A line segment $$AB$$ has endpoints $$A\left (-8,0\right )$$ and $$B\left (-1, 10\right )$$. What are the coordinates of the endpoints after the line segment is reflected across the $$y$$-axis and translated $$7$$ units down?

Answer

**step1** Understanding the problem

The problem asks us to find the new location of two points, A and B, after two specific changes. First, the points are "reflected across the y-axis," and second, they are "translated 7 units down." We need to find the final coordinates for both A and B after these two steps.

**step2** Identifying the original coordinates

The original location of point A is given as (-8, 0).

The original location of point B is given as (-1, 10).

**step3** Applying the reflection across the y-axis for point A

When a point is reflected across the y-axis, its distance from the y-axis stays the same, but it moves to the opposite side. This means the x-coordinate changes its sign (from negative to positive, or positive to negative), while the y-coordinate remains exactly the same.

For point A(-8, 0):

The x-coordinate is -8. When reflected across the y-axis, its sign changes, so it becomes 8.

The y-coordinate is 0. It stays the same.

So, after the reflection, point A moves to (8, 0).

**step4** Applying the reflection across the y-axis for point B

For point B(-1, 10):

The x-coordinate is -1. When reflected across the y-axis, its sign changes, so it becomes 1.

The y-coordinate is 10. It stays the same.

So, after the reflection, point B moves to (1, 10).

**step5** Applying the translation 7 units down for the reflected point A

Now, we apply the second change: translating the points 7 units down.
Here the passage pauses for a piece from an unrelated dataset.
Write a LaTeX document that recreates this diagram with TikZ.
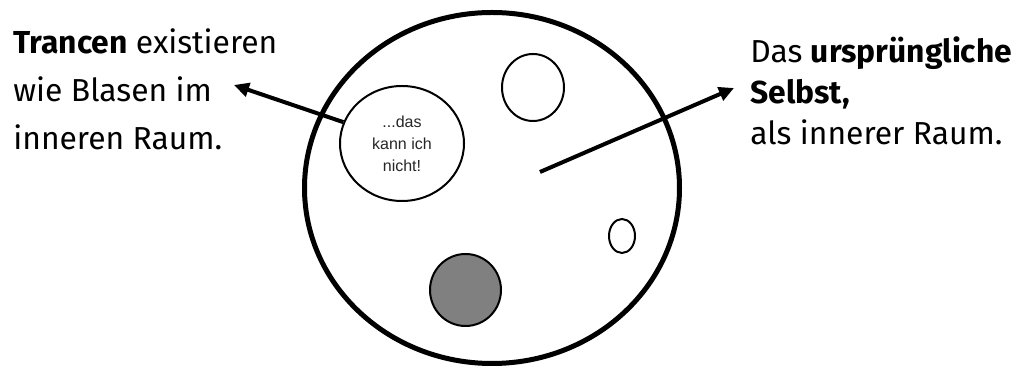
\documentclass[tikz,border=0pt]{standalone}
\usepackage{fontspec}
\setmainfont{Fira Sans}
\newfontfamily\bubblefont{Liberation Sans}
\usetikzlibrary{arrows.meta,shapes.geometric}
\tikzset{
  textblock/.style={anchor=base west, inner sep=0pt, align=left},
  selbstkreis/.style={draw, ellipse, line width=2.5pt, inner sep=0pt},
  blase/.style={draw, ellipse, line width=1pt, inner sep=0pt},
  zeiger/.style={-{Triangle[length=7.5pt,width=7pt]}, line width=2pt}
}
\begin{document}
\begin{tikzpicture}[x=0.5pt,y=-0.5pt]
  \useasboundingbox (0,0) rectangle (1030,367);
  \node[textblock, font={\fontsize{15.9}{24}\selectfont}] (trancen) at (13,150)
    {\textbf{Trancen} existieren\\wie Blasen im\\inneren Raum.};
  \node[textblock, font={\fontsize{15.9}{20.5}\selectfont}] (selbsttext) at (750,145)
    {Das \textbf{ursprüngliche}\\\textbf{Selbst,}\\als innerer Raum.};
  \node[selbstkreis, minimum width=187.5pt, minimum height=175.5pt] (selbst) at (492,188) {};
  \node[blase, minimum width=62pt, minimum height=57.5pt, align=center,
        font={\bubblefont\fontsize{8}{11}\selectfont}, text=black!85] (trance) at (402,143.5)
    {...das\\kann ich\\nicht!};
  \node[blase, minimum width=31pt, minimum height=33.5pt] (blaseoben) at (533,87.5) {};
  \node[blase, minimum width=13pt, minimum height=17pt] (blaseklein) at (622,236) {};
  \node[blase, fill=gray, minimum width=35.5pt, minimum height=36pt] (blasegrau) at (465.5,290) {};
  \coordinate (spitzel) at (234,85);
  \coordinate (mitte) at (540,172);
  \coordinate (spitzer) at (734,88);
  \draw[zeiger] (trance.160) -- (spitzel);
  \draw[zeiger] (mitte) -- (spitzer);
\end{tikzpicture}
\end{document}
When a point is translated 7 units down, its x-coordinate remains the same, and its y-coordinate decreases by 7 (moves 7 units lower on the vertical axis).

For the reflected point A (which is now at (8, 0)):

The x-coordinate is 8. It remains the same.

The y-coordinate is 0. We need to decrease it by 7, so we calculate $$0 - 7 = -7$$.

So, after the translation, the final coordinates for point A are (8, -7).

**step6** Applying the translation 7 units down for the reflected point B

For the reflected point B (which is now at (1, 10)):

The x-coordinate is 1. It remains the same.

The y-coordinate is 10. We need to decrease it by 7, so we calculate $$10 - 7 = 3$$.

So, after the translation, the final coordinates for point B are (1, 3).

**step7** Stating the final answer

After the line segment is reflected across the y-axis and then translated 7 units down, the new coordinates of its endpoints are A(8, -7) and B(1, 3).